A few years ago, for some reason many of my graduate students at the time developed an obsession with the wheel and their projects turned into various investigations of it, ranging from audio interfaces that were based on Plutchik's notion of the opposing emotions, to visual interface projects and so on. Their enthusiasm led me to a mini play session of my own, the result of which was the series of wallpapers shown here.


The idea was to spoof scientific diagrams and presentations by creating something that looked "legit" but was of course completely phony. A designer's interpretation of the Sokal Affair maybe?

Rather than put the emotions in the original symmetrical wheel I wanted to try and see whether novel relationships and emotional overlaps would emerge if the relationship nodes are distributed differently. A confused, contradictory psychological landscape in other words, that would give psychologists something to chew over and get their heads around. However, I did adhere to Plutchik’s list of relationships by linking up the nodes in the correct order to their opposites as well as their components. Also, I used the analogous color wheel to mark up hue relationships between nodes. To this end I initially created a series of diagrams in which the nodes were distributed randomly by the software of the graph editor.

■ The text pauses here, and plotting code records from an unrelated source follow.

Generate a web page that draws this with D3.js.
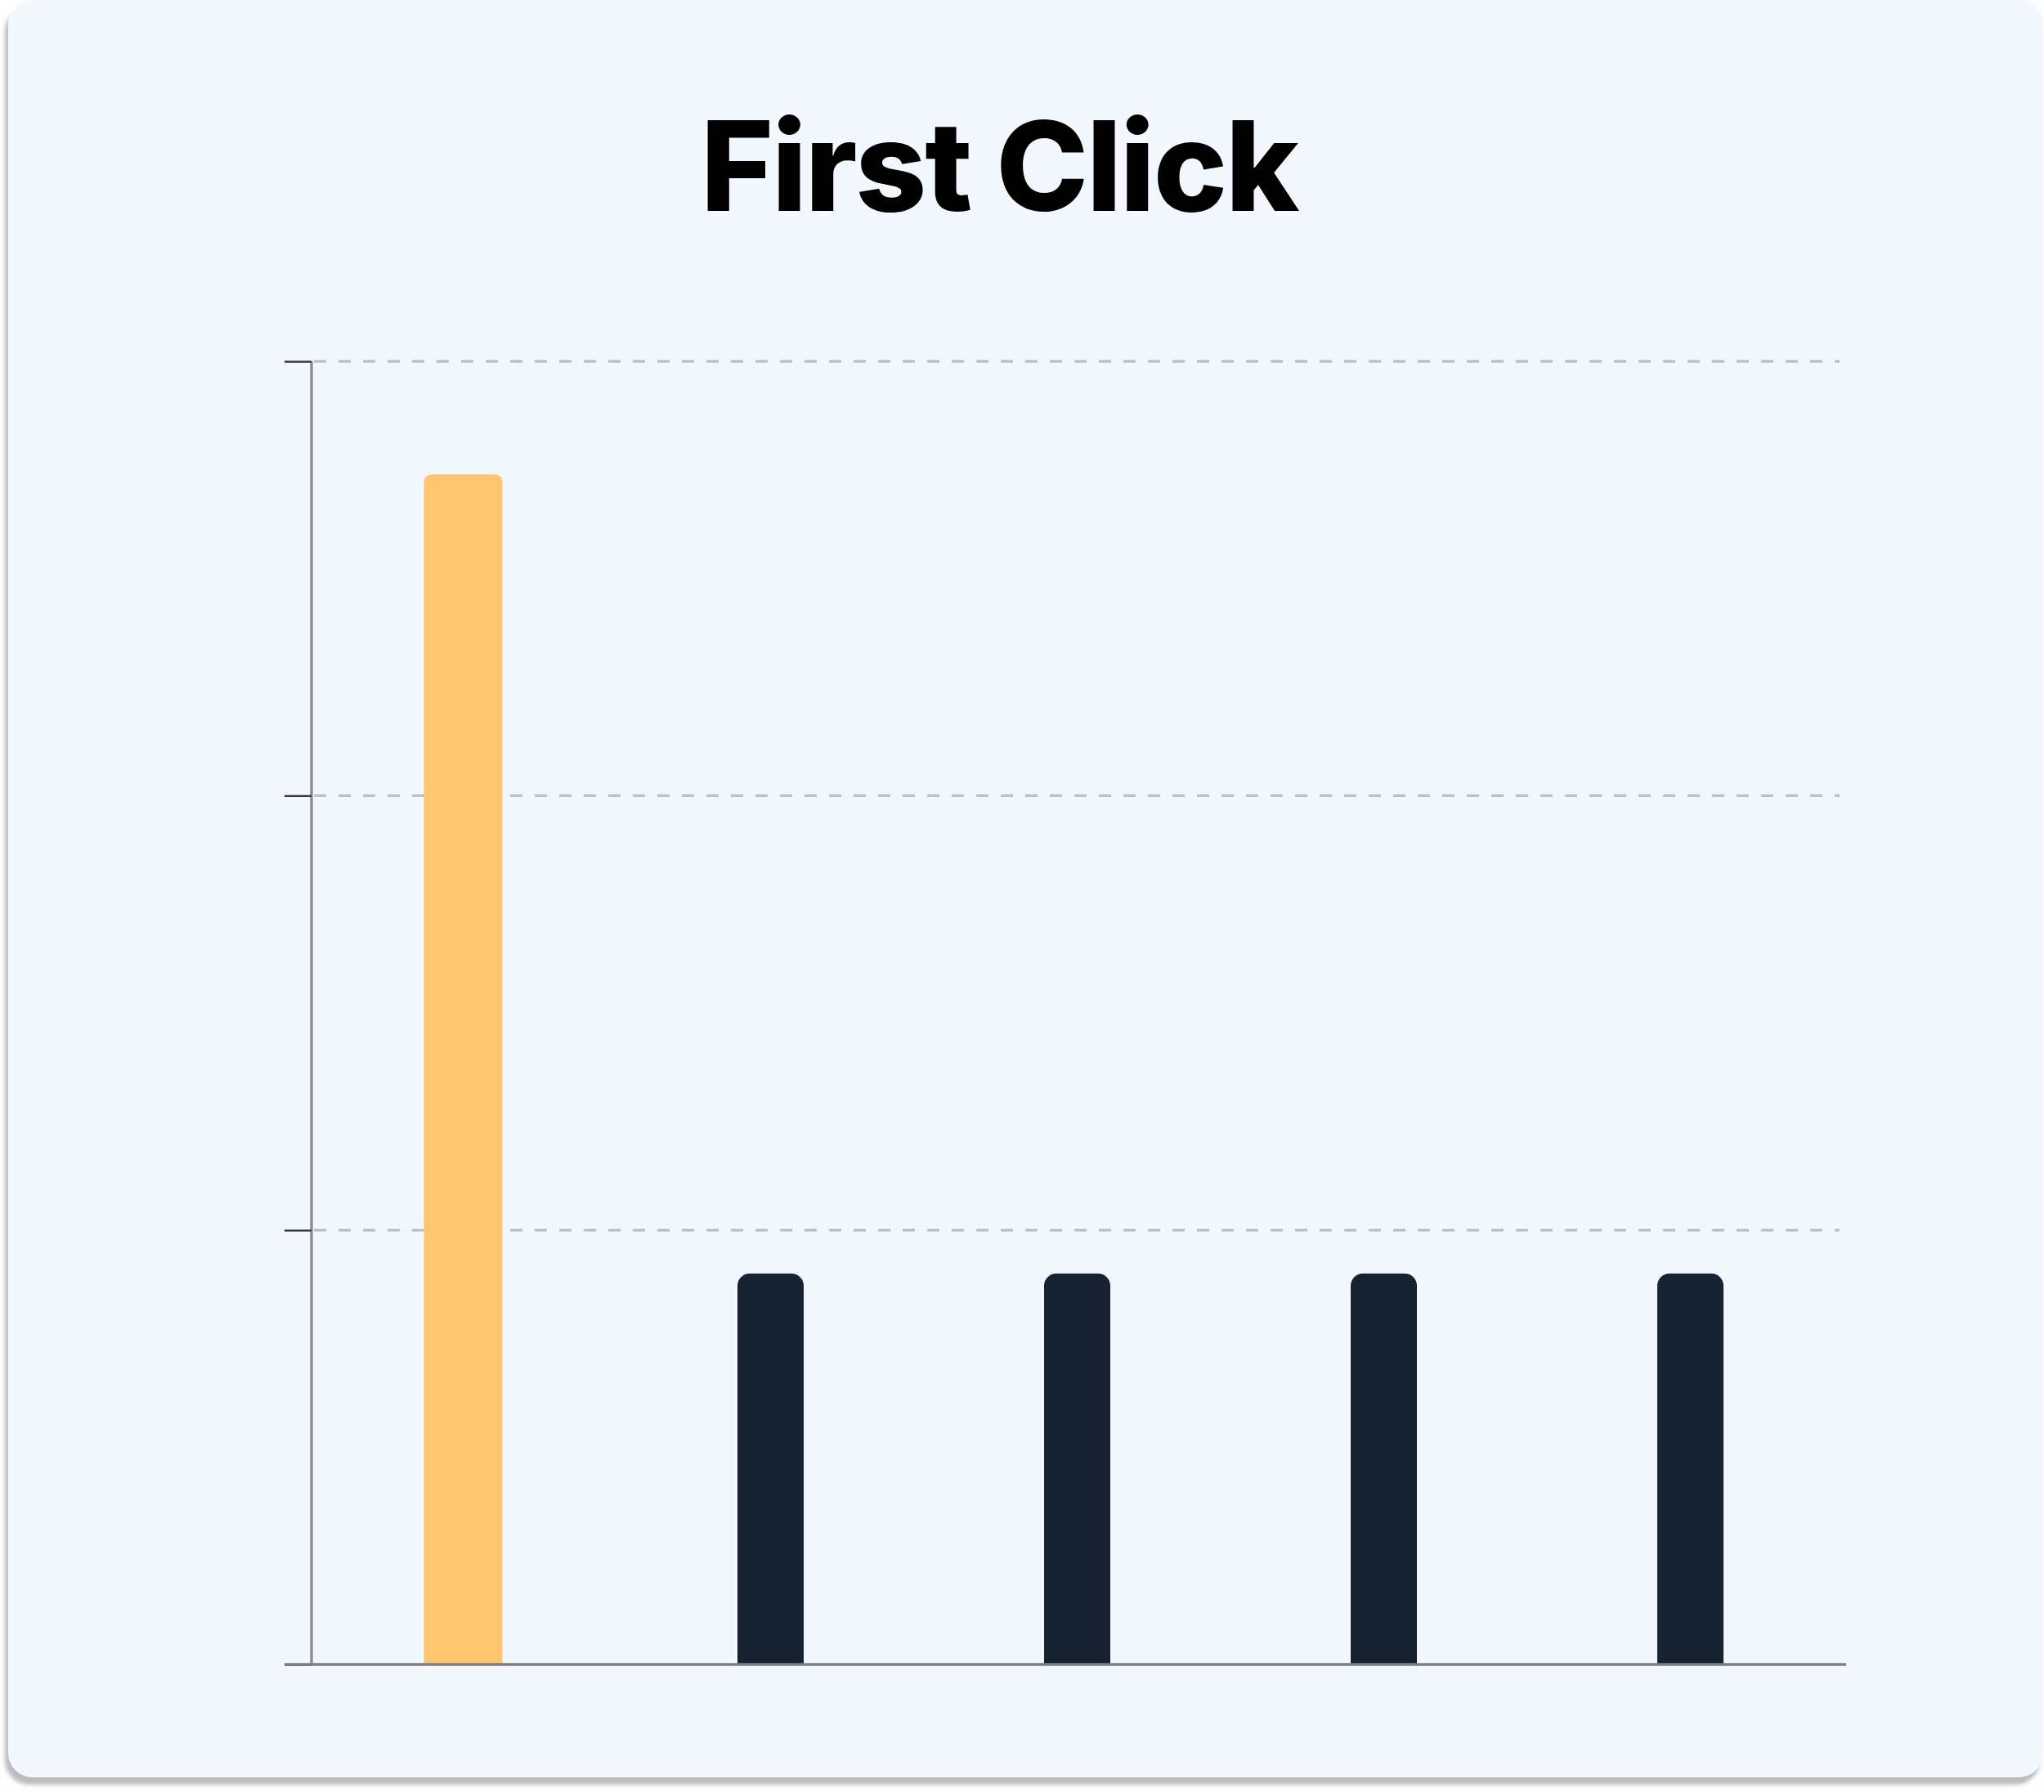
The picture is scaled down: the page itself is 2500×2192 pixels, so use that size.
<!DOCTYPE html>
<html>
<head>
<meta charset="utf-8">
<script src="https://cdn.jsdelivr.net/npm/d3@7"></script>
<style>
  html, body { margin: 0; padding: 0; background: #ffffff; }
  svg { display: block; }
</style>
</head>
<body>
<div id="chart"></div>
<script>
// Chart data
const categories = ["Option A", "Option B", "Option C", "Option D", "Option E"];
const values = [54.8, 18, 18, 18, 18];
const highlighted = ["Option A"];
const yTicks = [0, 20, 40, 60];
const chartTitle = "First Click";

const W = 2500, H = 2192;
const svg = d3.select("#chart").append("svg")
  .attr("width", W).attr("height", H);

// card shadow
const defs = svg.append("defs");
const f = defs.append("filter").attr("id", "cardShadow")
  .attr("x", "-5%").attr("y", "-5%").attr("width", "110%").attr("height", "110%");
f.append("feDropShadow")
  .attr("dx", -4).attr("dy", 9).attr("stdDeviation", 2.5)
  .attr("flood-color", "#8f8f8f").attr("flood-opacity", 0.6);

svg.append("rect")
  .attr("x", 10).attr("y", 0)
  .attr("width", 2489).attr("height", 2174)
  .attr("rx", 30)
  .attr("fill", "#f3f7fe")
  .attr("filter", "url(#cardShadow)");

// title
svg.append("text")
  .attr("x", 1222).attr("y", 258)
  .attr("text-anchor", "middle")
  .attr("font-family", "Inter, 'Liberation Sans', sans-serif")
  .attr("font-weight", 800)
  .attr("font-size", 152)
  .attr("letter-spacing", -2.2)
  .attr("fill", "#000")
  .text(chartTitle);

// scales
const x = d3.scaleBand().domain(categories).range([381, 2256]).padding(0);
const y = d3.scaleLinear().domain([0, 60]).range([2036, 442]);

// dashed gridlines
svg.append("g")
  .selectAll("line")
  .data(yTicks.filter(t => t > 0))
  .enter().append("line")
  .attr("x1", 384).attr("x2", 2250)
  .attr("y1", d => y(d)).attr("y2", d => y(d))
  .attr("stroke", "#bcc0c8")
  .attr("stroke-width", 3.5)
  .attr("stroke-dasharray", "15 15");

// bars with rounded tops
const barPath = (x0, w, yTop, yBase, r) =>
  `M${x0},${yBase}V${yTop + r}A${r},${r} 0 0 1 ${x0 + r},${yTop}` +
  `H${x0 + w - r}A${r},${r} 0 0 1 ${x0 + w},${yTop + r}V${yBase}Z`;

svg.append("g")
  .selectAll("path")
  .data(categories.map((c, i) => ({ c, v: values[i] })))
  .enter().append("path")
  .attr("d", d => {
    const hi = highlighted.includes(d.c);
    const w = x.bandwidth() * (hi ? 0.256 : 0.216);
    const cx = x(d.c) + x.bandwidth() / 2 - (hi ? 2 : 1);
    return barPath(cx - w / 2, w, y(d.v), y(0), hi ? 9 : 15);
  })
  .attr("fill", d => highlighted.includes(d.c) ? "#ffc670" : "#172232");

// y axis: ticks without labels
const yAxis = svg.append("g")
  .attr("transform", "translate(381,0)")
  .call(d3.axisLeft(y).tickValues(yTicks).tickSize(33).tickFormat(""));
yAxis.select(".domain")
  .attr("stroke", "#8b8e93").attr("stroke-width", 3.5)
  .attr("d", `M0,${y(60)}V${y(0)}`);
yAxis.selectAll(".tick line")
  .attr("stroke", "#33373c").attr("stroke-width", 2.5);

// baseline
const xAxis = svg.append("g")
  .attr("transform", `translate(0,${y(0)})`)
  .call(d3.axisBottom(x).tickSize(0).tickFormat(""));
xAxis.select(".domain")
  .attr("stroke", "#7c8085").attr("stroke-width", 3.5)
  .attr("d", "M348,0H2258");
</script>
</body>
</html>
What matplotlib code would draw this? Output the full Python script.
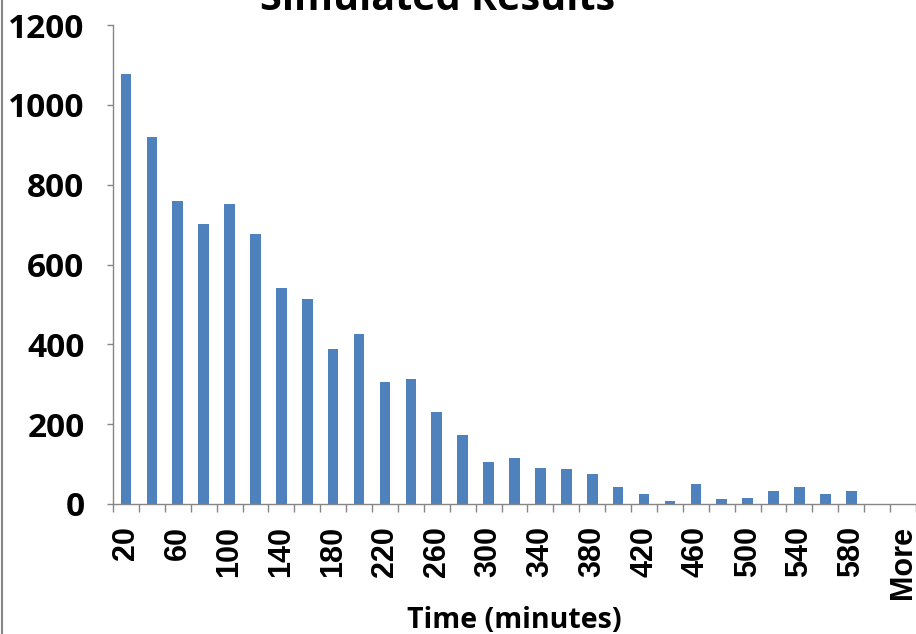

Of the many I made I picked a few and opened them in photoshop where I added the complimentary colors of the wheel as semi-transparent overlapping areas that surround each node. The idea was to get these colors to overlap to create new tints where they intersect. 


Confused emotions? In-between states? New forms of psychoses?

In order to create a suitably serious feel to the layout I added a short description and a legend. Needless to say, Arial - the font of choice for such somber endeavors was the one that was used.

The wallpapers that I made out of the randomized graphs and the wheel colors are in the gallery above. However, having gotten totally bored by now with all the poo-faced scientific inquiry stuff I took the play session to a whole new level and applied the kitschiest of kitsch, i.e., page curl effects to some of the diagrams. And I use them as desktop wallpapers to this very day!